The Treasury’s Own Data

For the risk-free rate side of any calculation, the U.S. Treasury publishes daily par yield curve rates across all maturities. The data is available in both table and downloadable formats, covering maturities from 1 month through 30 years. This is the primary source, and while financial news sites like Bloomberg display the same yields, going directly to Treasury.gov ensures you’re seeing the interpolated par yield rather than a quote from a specific traded security.

How Risk Premiums Shift Over Time

Risk premiums are not static. They expand during periods of economic stress and contract when markets are calm and confidence is high. Understanding this pattern is critical because a historical average premium may badly misrepresent what the market is actually demanding right now.

Damodaran’s implied equity risk premium data illustrates this vividly. During the 2008 financial crisis, his estimates spiked well above their long-run average as investors fled to Treasuries and demanded far more compensation for holding stocks. The same pattern repeated briefly in March 2020. Between crises, premiums tend to drift back toward long-run norms. As of early 2026, the implied U.S. equity premium sits around 4.17%, which is within the normal historical range but below the peaks seen during periods of acute stress.
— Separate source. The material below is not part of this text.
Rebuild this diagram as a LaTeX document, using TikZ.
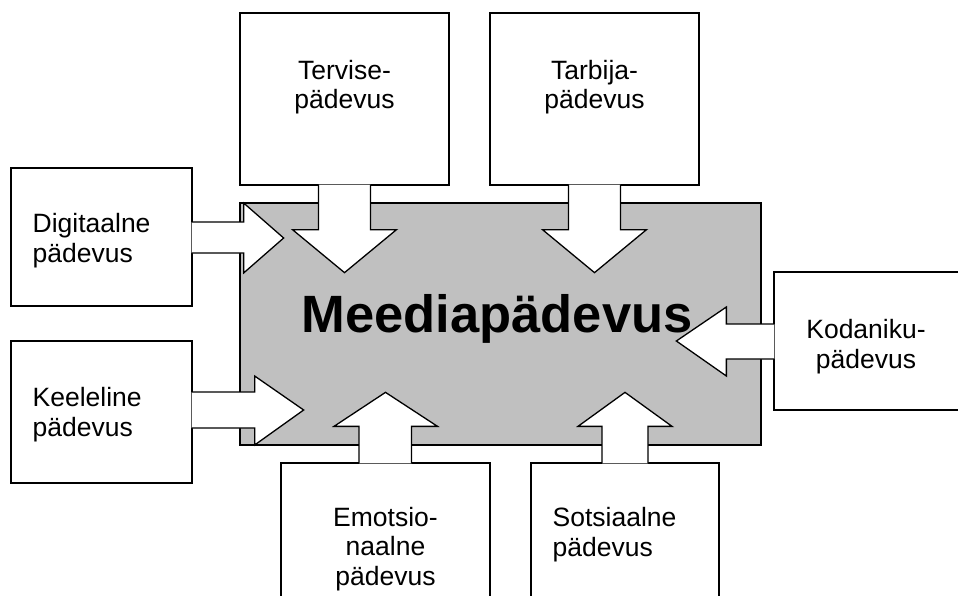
\documentclass[tikz,border=0pt]{standalone}
\usepackage{fontspec}
\setmainfont{Liberation Sans}
\usepackage{tikz}
\usetikzlibrary{positioning}
\usetikzlibrary{calc}
\definecolor{silver}{RGB}{192,192,192}

\begin{document}
\begin{tikzpicture}[x=1pt,y=-1pt,line width=1.3pt,
		box/.style={rectangle,draw,fill=white,inner sep=0pt},
		lbl/.style={inner sep=0pt,font=\fontsize{26.5}{29.5}\selectfont},
		pointer/.style={draw,fill=white,line join=miter}]

	\useasboundingbox (0,0) rectangle (958,596);
	\clip (0,0) rectangle (958,596);

	% keskmine ala
	\node[box,fill=silver,minimum width=521pt,minimum height=242pt] (media) at (500.5,324) {};
	\node[inner sep=0pt,anchor=base,font=\bfseries\fontsize{52.5}{60}\selectfont] (mediat) at (497,332) {Meediapädevus};

	% kastid
	\node[box,minimum width=209pt,minimum height=172pt] (terv) at (344.5,99) {};
	\node[box,minimum width=209pt,minimum height=172pt] (tarb) at (594.5,99) {};
	\node[box,minimum width=181pt,minimum height=138pt] (digi) at (101.5,237) {};
	\node[box,minimum width=181pt,minimum height=142pt] (keel) at (101.5,412) {};
	\node[box,minimum width=188pt,minimum height=138pt] (koda) at (868,341) {};
	\node[box,minimum width=209pt,minimum height=177pt] (emot) at (385.5,551.5) {};
	\node[box,minimum width=188pt,minimum height=177pt] (sots) at (625,551.5) {};

	% nooled
	\draw[pointer] ($(terv.south)+(-26,-1)$) -- ++(0,45) -- ++(-26,0) -- ++(52,43)
		-- ++(52,-43) -- ++(-26,0) -- ++(0,-45);
	\draw[pointer] ($(tarb.south)+(-26,-1)$) -- ++(0,45) -- ++(-26,0) -- ++(52,43)
		-- ++(52,-43) -- ++(-26,0) -- ++(0,-45);
	\draw[pointer] ($(digi.east)+(-1,-15)$) -- ++(52,0) -- ++(0,-19) -- ++(40,35)
		-- ++(-40,35) -- ++(0,-20) -- ++(-52,0);
	\draw[pointer] ($(keel.east)+(-1,-20)$) -- ++(63,0) -- ++(0,-16) -- ++(49,34)
		-- ++(-49,35) -- ++(0,-17) -- ++(-63,0);
	\draw[pointer] ($(koda.west)+(1,-17)$) -- ++(-48,0) -- ++(0,-17) -- ++(-50,34)
		-- ++(50,35) -- ++(0,-17) -- ++(48,0);
	\draw[pointer] ($(emot.north)+(-26.5,1)$) -- ++(0,-37) -- ++(-25,0) -- ++(51.5,-34)
		-- ++(52,34) -- ++(-26,0) -- ++(0,37);
	\draw[pointer] ($(sots.north)+(-23,1)$) -- ++(0,-37) -- ++(-24,0) -- ++(47,-34)
		-- ++(47,34) -- ++(-24,0) -- ++(0,37);

	% tekstid (base = viimase rea alusjoon)
	\node[lbl,align=center,anchor=base] (tervt) at (344.5,109) {Tervise-\\pädevus};
	\node[lbl,align=center,anchor=base] (tarbt) at (594.5,109) {Tarbija-\\pädevus};
	\node[lbl,align=left,anchor=base west] (digit) at (32,262) {Digitaalne\\pädevus};
	\node[lbl,align=left,anchor=base west] (keelt) at (32,436) {Keeleline\\pädevus};
	\node[lbl,align=center,anchor=base] (kodat) at (866,368) {Kodaniku-\\pädevus};
	\node[lbl,align=center,anchor=base] (emott) at (385.5,585) {Emotsio-\\naalne\\pädevus};
	\node[lbl,align=left,anchor=base west] (sotst) at (552,556) {Sotsiaalne\\pädevus};
\end{tikzpicture}
\end{document}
Credit spreads follow a similar rhythm. The gap between Aaa corporate bond yields and Treasury yields narrows during economic booms and blows out during downturns. Watching these spreads on FRED gives you a real-time read on how the bond market is pricing risk at any given moment, which is often a more honest signal than stock market commentary.

The practical takeaway: don’t lock in a single risk premium number and forget about it. If you’re using CAPM or any risk premium framework to make investment decisions, update your inputs at least quarterly. The risk-free rate, market return expectations, and credit spreads all move, and a stale calculation can make a risky investment look safe or a safe one look unappealing.